--- begin DATA PROVIDED ---
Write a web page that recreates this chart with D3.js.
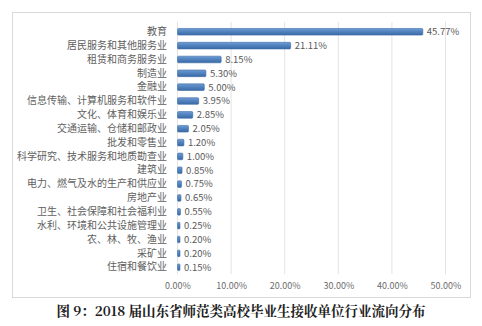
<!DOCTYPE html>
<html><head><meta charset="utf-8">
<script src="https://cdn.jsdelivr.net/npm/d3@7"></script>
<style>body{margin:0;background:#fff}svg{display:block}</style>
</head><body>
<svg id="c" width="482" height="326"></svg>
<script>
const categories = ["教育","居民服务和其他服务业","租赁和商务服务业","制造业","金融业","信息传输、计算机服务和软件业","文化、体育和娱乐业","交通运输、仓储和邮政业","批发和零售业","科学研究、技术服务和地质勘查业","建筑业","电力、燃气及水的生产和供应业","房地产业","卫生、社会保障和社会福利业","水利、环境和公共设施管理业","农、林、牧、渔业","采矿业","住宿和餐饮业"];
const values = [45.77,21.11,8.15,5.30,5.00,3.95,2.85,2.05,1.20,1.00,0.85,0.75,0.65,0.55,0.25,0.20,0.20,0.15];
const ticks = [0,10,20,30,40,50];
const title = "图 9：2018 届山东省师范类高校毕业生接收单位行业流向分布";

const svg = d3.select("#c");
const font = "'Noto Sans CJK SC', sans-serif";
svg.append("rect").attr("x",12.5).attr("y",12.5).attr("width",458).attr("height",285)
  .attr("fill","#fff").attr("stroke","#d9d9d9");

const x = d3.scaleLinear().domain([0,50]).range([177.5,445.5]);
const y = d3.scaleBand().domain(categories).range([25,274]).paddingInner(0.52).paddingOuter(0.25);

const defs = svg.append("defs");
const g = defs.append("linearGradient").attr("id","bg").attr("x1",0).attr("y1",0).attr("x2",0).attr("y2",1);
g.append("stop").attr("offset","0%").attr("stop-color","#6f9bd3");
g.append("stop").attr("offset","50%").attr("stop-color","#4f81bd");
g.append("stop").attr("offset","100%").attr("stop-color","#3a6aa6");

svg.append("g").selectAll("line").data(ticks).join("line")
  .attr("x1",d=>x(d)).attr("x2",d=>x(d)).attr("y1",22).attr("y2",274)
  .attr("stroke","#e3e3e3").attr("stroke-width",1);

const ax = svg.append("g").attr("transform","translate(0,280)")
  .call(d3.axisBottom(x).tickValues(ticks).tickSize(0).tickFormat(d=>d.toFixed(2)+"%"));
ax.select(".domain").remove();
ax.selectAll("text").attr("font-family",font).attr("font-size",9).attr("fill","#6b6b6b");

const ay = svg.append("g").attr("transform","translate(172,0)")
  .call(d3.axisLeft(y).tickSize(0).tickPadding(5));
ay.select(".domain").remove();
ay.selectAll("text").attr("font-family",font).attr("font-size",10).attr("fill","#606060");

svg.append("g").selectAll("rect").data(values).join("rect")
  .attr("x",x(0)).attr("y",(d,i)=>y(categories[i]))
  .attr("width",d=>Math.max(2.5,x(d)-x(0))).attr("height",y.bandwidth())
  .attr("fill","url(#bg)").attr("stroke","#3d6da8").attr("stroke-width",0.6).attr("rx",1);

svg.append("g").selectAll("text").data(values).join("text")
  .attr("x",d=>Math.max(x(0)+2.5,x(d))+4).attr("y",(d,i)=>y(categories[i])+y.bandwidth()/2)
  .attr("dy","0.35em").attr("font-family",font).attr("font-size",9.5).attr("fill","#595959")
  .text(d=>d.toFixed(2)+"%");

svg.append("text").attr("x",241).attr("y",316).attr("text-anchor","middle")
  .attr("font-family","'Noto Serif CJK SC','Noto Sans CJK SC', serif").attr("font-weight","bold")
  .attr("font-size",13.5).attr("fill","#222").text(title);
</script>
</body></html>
--- end DATA PROVIDED ---
> **YOUR TASK**
Write out each line again precisely as it appears, skipping every picture.

> **RESULT**
Write a web page that recreates this chart with D3.js.
<!DOCTYPE html>
<html><head><meta charset="utf-8">
<script src="https://cdn.jsdelivr.net/npm/d3@7"></script>
<style>body{margin:0;background:#fff}svg{display:block}</style>
</head><body>
<svg id="c" width="482" height="326"></svg>
<script>
const categories = ["教育","居民服务和其他服务业","租赁和商务服务业","制造业","金融业","信息传输、计算机服务和软件业","文化、体育和娱乐业","交通运输、仓储和邮政业","批发和零售业","科学研究、技术服务和地质勘查业","建筑业","电力、燃气及水的生产和供应业","房地产业","卫生、社会保障和社会福利业","水利、环境和公共设施管理业","农、林、牧、渔业","采矿业","住宿和餐饮业"];
const values = [45.77,21.11,8.15,5.30,5.00,3.95,2.85,2.05,1.20,1.00,0.85,0.75,0.65,0.55,0.25,0.20,0.20,0.15];
const ticks = [0,10,20,30,40,50];
const title = "图 9：2018 届山东省师范类高校毕业生接收单位行业流向分布";

const svg = d3.select("#c");
const font = "'Noto Sans CJK SC', sans-serif";
svg.append("rect").attr("x",12.5).attr("y",12.5).attr("width",458).attr("height",285)
  .attr("fill","#fff").attr("stroke","#d9d9d9");

const x = d3.scaleLinear().domain([0,50]).range([177.5,445.5]);
const y = d3.scaleBand().domain(categories).range([25,274]).paddingInner(0.52).paddingOuter(0.25);

const defs = svg.append("defs");
const g = defs.append("linearGradient").attr("id","bg").attr("x1",0).attr("y1",0).attr("x2",0).attr("y2",1);
g.append("stop").attr("offset","0%").attr("stop-color","#6f9bd3");
g.append("stop").attr("offset","50%").attr("stop-color","#4f81bd");
g.append("stop").attr("offset","100%").attr("stop-color","#3a6aa6");

svg.append("g").selectAll("line").data(ticks).join("line")
  .attr("x1",d=>x(d)).attr("x2",d=>x(d)).attr("y1",22).attr("y2",274)
  .attr("stroke","#e3e3e3").attr("stroke-width",1);

const ax = svg.append("g").attr("transform","translate(0,280)")
  .call(d3.axisBottom(x).tickValues(ticks).tickSize(0).tickFormat(d=>d.toFixed(2)+"%"));
ax.select(".domain").remove();
ax.selectAll("text").attr("font-family",font).attr("font-size",9).attr("fill","#6b6b6b");

const ay = svg.append("g").attr("transform","translate(172,0)")
  .call(d3.axisLeft(y).tickSize(0).tickPadding(5));
ay.select(".domain").remove();
ay.selectAll("text").attr("font-family",font).attr("font-size",10).attr("fill","#606060");

svg.append("g").selectAll("rect").data(values).join("rect")
  .attr("x",x(0)).attr("y",(d,i)=>y(categories[i]))
  .attr("width",d=>Math.max(2.5,x(d)-x(0))).attr("height",y.bandwidth())
  .attr("fill","url(#bg)").attr("stroke","#3d6da8").attr("stroke-width",0.6).attr("rx",1);

svg.append("g").selectAll("text").data(values).join("text")
  .attr("x",d=>Math.max(x(0)+2.5,x(d))+4).attr("y",(d,i)=>y(categories[i])+y.bandwidth()/2)
  .attr("dy","0.35em").attr("font-family",font).attr("font-size",9.5).attr("fill","#595959")
  .text(d=>d.toFixed(2)+"%");

svg.append("text").attr("x",241).attr("y",316).attr("text-anchor","middle")
  .attr("font-family","'Noto Serif CJK SC','Noto Sans CJK SC', serif").attr("font-weight","bold")
  .attr("font-size",13.5).attr("fill","#222").text(title);
</script>
</body></html>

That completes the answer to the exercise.